Mr Grout submitted that he had satisfied the Macris tests on the basis that:

  1. where the notice referred to “the traders on the SCP“, this was in actuality a reference to ‘each and every’ such trader, and consequently referred to Mr Grout;
  2. where the notice referred to the conduct of “one of the traders“, this was a reference to a single trader, which along with publicly available information, identified Mr Grout; and
  3. there were references in the notice to the mental states of individual traders which again, along with publicly available information, identified Mr Grout.

The Court of Appeal’s judgment

The Court of Appeal did not agree with Mr Grout and dismissed his appeal.

The Court found that the reference to “the traders on the SCP” was not a synonym for Mr Grout. Indeed, even the expressions “all the traders on the SCP” or “each and every trader“, would not have satisfied the test.

Additionally, the reference to “one of the traders“, was vague and better categorised as “anonymous” rather than synonymous. Moreover, this reference was in a section of the notice that was prejudicial to the Chief Information Officer rather than any trader.

The Court also decided that the reference to the mental state of various individuals was not sufficiently specific to identify a particular individual.

Consequently, as Mr Grout was not the only holder of the position of ‘trader’, there was no need to move to stage three of the Supreme Court’s test in Macris and consider information in the public domain.

But even if the Court had had cause to consider such information, it said that it was unlikely that the average member of the public would have recalled the details of relevant Financial Times articles published some months prior or the details of an investigation in America, and thus identified Mr Grout.


The test for engaging third party rights under FSMA is very narrow following Macris and now Grout.

On one view, it would be relatively easy for the FCA to word notices in such a way that does not engage third party rights. There may be future cases where, although the strict requirements of the Macris test have not been fulfilled, it is nevertheless (objectively and/or subjectively) implicit from the notice (and possibly public information) that a certain individual is being referred to. In such circumstances, will it be fair to prevent that individual from making representations based on the strict requirements of case law, or will we see a relaxation of the test in a way that the Courts do not presently appear ready to adopt?

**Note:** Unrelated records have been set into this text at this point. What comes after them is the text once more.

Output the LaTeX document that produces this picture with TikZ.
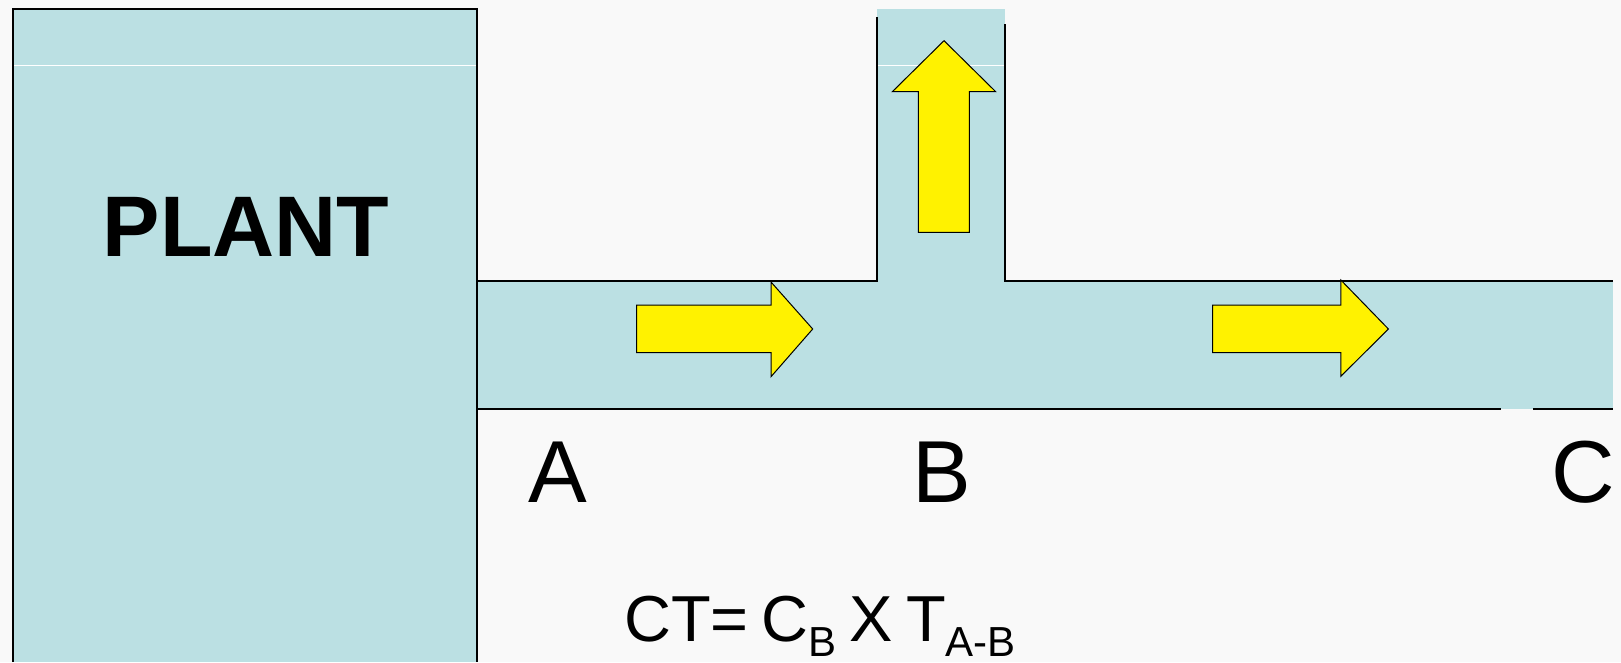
\documentclass[tikz,border=0pt]{standalone}
\usepackage{fontspec}
\setmainfont{Liberation Sans}
\definecolor{bg}{HTML}{F9F9F9}
\definecolor{pipe}{HTML}{BBE0E3}
\newcommand{\subtxt}[1]{\raisebox{-15pt}{\fontsize{42}{46}\selectfont #1}}
\begin{document}
\begin{tikzpicture}[x=1pt,y=-1pt,
  wall/.style={line width=2pt,black},
  flow/.style={fill=yellow,draw=black,line width=1pt,line join=miter},
  seam/.style={white,line width=1pt},
  big/.style={inner sep=0pt,font=\fontsize{88}{90}\selectfont},
  formula/.style={inner sep=0pt,font=\fontsize{65}{70}\selectfont}]
\fill[bg] (0,0) rectangle (1621,662);
\useasboundingbox (0,0) rectangle (1621,662);
% blue areas
\fill[pipe] (12.5,8.7) rectangle (476.7,662);
\fill[pipe] (476.7,281) rectangle (1612.7,409);
\fill[pipe] (877,9) rectangle (1005,281);
\draw[seam] (13.5,65) -- (475.7,65);
\draw[seam] (878,65) -- (1004,65);
% walls
\draw[wall] (12.5,662) -- (12.5,8.7) -- (476.7,8.7) -- (476.7,662);
\draw[wall] (476.7,281) -- (877,281) -- (877,17);
\draw[wall] (1005,24) -- (1005,281) -- (1612.7,281);
\draw[wall] (476.7,409) -- (1500.7,409);
\draw[wall] (1533,409) -- (1612.7,409);
% flow arrows
\draw[flow] (636.7,305) -- (771,305) -- (771,282) -- (812.7,329) -- (771,376.7) -- (771,352.7) -- (636.7,352.7) -- cycle;
\draw[flow] (1212.6,305) -- (1340.8,305) -- (1340.8,280) -- (1388.4,329) -- (1340.8,376.3) -- (1340.8,352.5) -- (1212.6,352.5) -- cycle;
\draw[flow] (918.3,232.3) -- (918.3,91.7) -- (892.3,91.7) -- (944,40.7) -- (995.7,91.7) -- (969.3,91.7) -- (969.3,232.3) -- cycle;
% labels
\node[inner sep=0pt,anchor=base,font=\fontsize{86}{90}\selectfont\bfseries] (plant) at (246,256.2) {PLANT};
\node[big,anchor=base] (A) at (557.5,502) {A};
\node[big,anchor=base] (B) at (941.5,502) {B};
\node[big,anchor=base] (C) at (1583.5,502) {C};
\node[formula,anchor=base west] (ct) at (624,641.7) {CT=\hspace{13pt}C\subtxt{B}\hspace{13pt}X\hspace{13pt}T\subtxt{A-B}};
\end{tikzpicture}
\end{document}
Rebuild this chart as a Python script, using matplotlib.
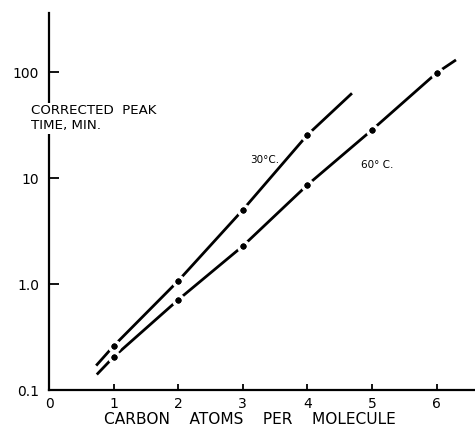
import matplotlib
matplotlib.use("Agg")
import matplotlib.pyplot as plt

# Data
t30_x = [1, 2, 3, 4]
t30_y = [0.26, 1.07, 5.0, 25.5]
t60_x = [1, 2, 3, 4, 5, 6]
t60_y = [0.205, 0.71, 2.28, 8.6, 28.4, 98.0]
# drawn lines, including the extended ends
line30_x = [0.73, 1, 2, 3, 4, 4.69]
line30_y = [0.17, 0.26, 1.07, 5.0, 25.5, 63.0]
line60_x = [0.74, 1, 2, 3, 4, 5, 6, 6.30]
line60_y = [0.14, 0.205, 0.71, 2.28, 8.6, 28.4, 98.0, 130.0]
ytick_vals = [0.1, 1.0, 10, 100]
ytick_labels = ["0.1", "1.0", "10", "100"]
xtick_vals = [1, 2, 3, 4, 5, 6]
xtick_labels = ["1", "2", "3", "4", "5", "6"]

W, H = 475, 432
fig = plt.figure(figsize=(W / 100, H / 100), dpi=100)
left, bottom, top = 49, 390, 13
ax = fig.add_axes([left / W, (H - bottom) / H, (W - left) / W, (bottom - top) / H])
ax.set_yscale("log")
ax.set_xlim(0, (W - left) / 64.6)
ax.set_ylim(0.1, 10 ** (-1 + (bottom - top) / 106))

for s in ["top", "right"]:
    ax.spines[s].set_visible(False)
for s in ["left", "bottom"]:
    ax.spines[s].set_linewidth(1.6)
    ax.spines[s].set_color("black")

for lx, ly in [(line30_x, line30_y), (line60_x, line60_y)]:
    ax.plot(lx, ly, color="black", lw=2.0, solid_capstyle="butt", zorder=2)
for px, py in [(t30_x, t30_y), (t60_x, t60_y)]:
    ax.plot(px, py, "o", color="black", ms=7, mec="white", mew=2.5, zorder=3, clip_on=False)
    ax.plot(px, py, "o", color="black", ms=4.3, mew=0, zorder=4, clip_on=False)

fs = 10
ax.set_yticks(ytick_vals)
ax.set_yticklabels(ytick_labels, fontsize=fs)
ax.yaxis.set_minor_locator(matplotlib.ticker.NullLocator())
ax.tick_params(axis="y", direction="in", length=7, width=1.3, pad=7)
ax.set_xticks(xtick_vals)
ax.set_xticklabels(xtick_labels, fontsize=fs)
ax.tick_params(axis="x", direction="in", length=4, width=1.3, pad=5)

fig.text(left / W, 1 - 404 / H, "0", ha="center", va="center", fontsize=fs)

fig.text(250 / W, 1 - 420 / H, "CARBON    ATOMS    PER    MOLECULE", ha="center",
         va="center", fontsize=11.1)

fig.text(31 / W, 1 - 104 / H, "CORRECTED  PEAK\nTIME, MIN.", ha="left", va="top",
         fontsize=9.6, linespacing=1.25,
         bbox=dict(facecolor="white", edgecolor="none", pad=1.0), zorder=10)

fig.text(250 / W, 1 - 160 / H, "30°C.", fontsize=7.5, va="center", ha="left")
fig.text(361 / W, 1 - 165 / H, "60° C.", fontsize=7.5, va="center", ha="left")

fig.savefig("out.png", dpi=100)
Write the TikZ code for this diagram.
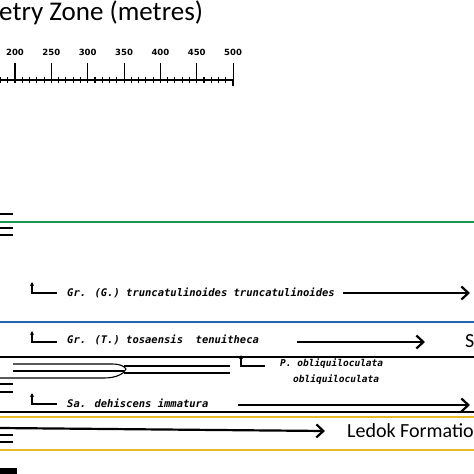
\documentclass[tikz,border=0pt]{standalone}
\usepackage{fontspec}
\setmainfont{Carlito}
\newfontfamily\taxonfont{DejaVu Sans Mono}
\newfontfamily\scalefont{DejaVu Sans}
\usetikzlibrary{arrows.meta,positioning}
\definecolor{ZoneGreen}{RGB}{28,150,78}
\definecolor{ZoneBlue}{RGB}{30,105,175}
\definecolor{ZoneYellow}{RGB}{232,186,40}
\tikzset{
  taxon/.style={font=\taxonfont\bfseries\itshape\fontsize{10.5}{12}\selectfont,
    anchor=west,inner sep=0pt},
  rangearrow/.style={-{Straight Barb[length=7pt,width=13pt]},line width=2.2pt},
  firstocc/.style={{Stealth[length=4pt,width=4pt]}-,line width=1.2pt},
  bound/.style={line width=2.6pt},
  tally/.style={line width=1.4pt},
  lens/.style={line width=1.1pt}
}

\begin{document}
\begin{tikzpicture}[x=1pt,y=-1pt,>=Latex]
  \useasboundingbox (0,0) rectangle (474,474);
  \clip (0,0) rectangle (474,474);
  % title and depth scale
  \node[anchor=base west,inner sep=0pt,font=\fontsize{27}{32}\selectfont]
    (title) at (-1,20) {etry Zone (metres)};
  \draw[line width=1.6pt] (0,80) -- (233,80);
  \foreach \v in {180,190,...,500}
    \draw[line width=1.1pt] ({15+(\v-200)*0.727},77) -- ++(0,6);
  \foreach \v in {200,250,...,500} {
    \draw[line width=1.1pt] ({15+(\v-200)*0.727},80) -- ++(0,-17);
    \node[font=\scalefont\bfseries\fontsize{8.5}{9}\selectfont] (s\v)
      at ({15+(\v-200)*0.727},52) {\v};
  }
  \draw[line width=1.1pt] (233,80) -- ++(0,6);

  % zone boundaries
  \draw[bound,ZoneGreen] (0,222) -- (474,222);
  \draw[bound,ZoneBlue] (0,322) -- (474,322);
  \draw[line width=2pt] (0,357) -- (474,357);
  \draw[line width=2pt] (0,412) -- (474,412);
  \draw[bound,ZoneYellow] (0,417) -- (474,417);
  \draw[bound,ZoneYellow] (0,450) -- (474,450);
  \foreach \y in {214,228,235,384,392,435,442}
    \draw[tally] (0,\y) -- (13,\y);

  % Gr. (G.) truncatulinoides
  \draw[firstocc] (32,282) |- (57,293);
  \node[taxon] (gtr) at (67,293) {Gr. (G.) truncatulinoides truncatulinoides};
  \coordinate (gtrEnd) at (470,293);
  \draw[rangearrow] ([xshift=8pt]gtr.east) -- (gtrEnd);

  % Gr. (T.) tosaensis
  \draw[firstocc] (32,331) |- (57,342);
  \node[taxon] (gts) at (67,340) {Gr. (T.) tosaensis\ \ tenuitheca};
  \coordinate (gtsStart) at (297,342);
  \coordinate (gtsEnd) at (425,342);
  \draw[rangearrow] (gtsStart) -- (gtsEnd);
  \node[anchor=west,inner sep=0pt,font=\fontsize{20}{24}\selectfont]
    (sfm) at (465,341) {S};

  % P. obliquiloculata
  \draw[firstocc] (241,355) |- (265,366);
  \node[taxon,font=\taxonfont\bfseries\itshape\fontsize{9.5}{11}\selectfont]
    (pob) at (280,364) {P. obliquiloculata};
  \node[taxon,font=\taxonfont\bfseries\itshape\fontsize{9.5}{11}\selectfont]
    (pob2) at (293,380) {obliquiloculata};
  \draw[lens] (13,364) -- (112,364) .. controls (120,364) and (124,366) .. (126,369);
  \draw[lens] (13,371) -- (124,371);
  \draw[lens] (0,378) -- (104,378) .. controls (116,378) and (124,374) .. (126,369);
  \draw[lens] (124,366) -- (230,366);
  \draw[lens] (124,373) -- (230,373);

  % Sa. dehiscens
  \draw[firstocc] (32,393) |- (57,404);
  \node[taxon] (sdi) at (67,403) {Sa. dehiscens immatura};
  \coordinate (sdiStart) at (238,405);
  \coordinate (sdiEnd) at (470,405);
  \draw[rangearrow] (sdiStart) -- (sdiEnd);

  % Ledok Formation
  \coordinate (ledStart) at (0,428);
  \node[anchor=west,inner sep=0pt,font=\fontsize{20}{24}\selectfont]
    (led) at (347,431) {Ledok Formation};
  \draw[rangearrow] (ledStart) -- ([xshift=-22pt]led.west);
  \fill (0,468) rectangle (17,474);
\end{tikzpicture}
\end{document}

Further, is it correct to pay regard only to the conclusions that an average member of the public may reach? In Grout, perhaps it was correct that “Joe public“, would have been unable to identify Mr Grout from the notice and information in the public domain. However, in a different case perhaps those within the industry and/or with an active interest in the industry would be more readily able to identify an individual based on the notice and public information. After all, it is the potentially adverse opinions of those within the industry (i.e. peers, future employers etc) that a potentially identifiable third party would likely have a strong desire to address.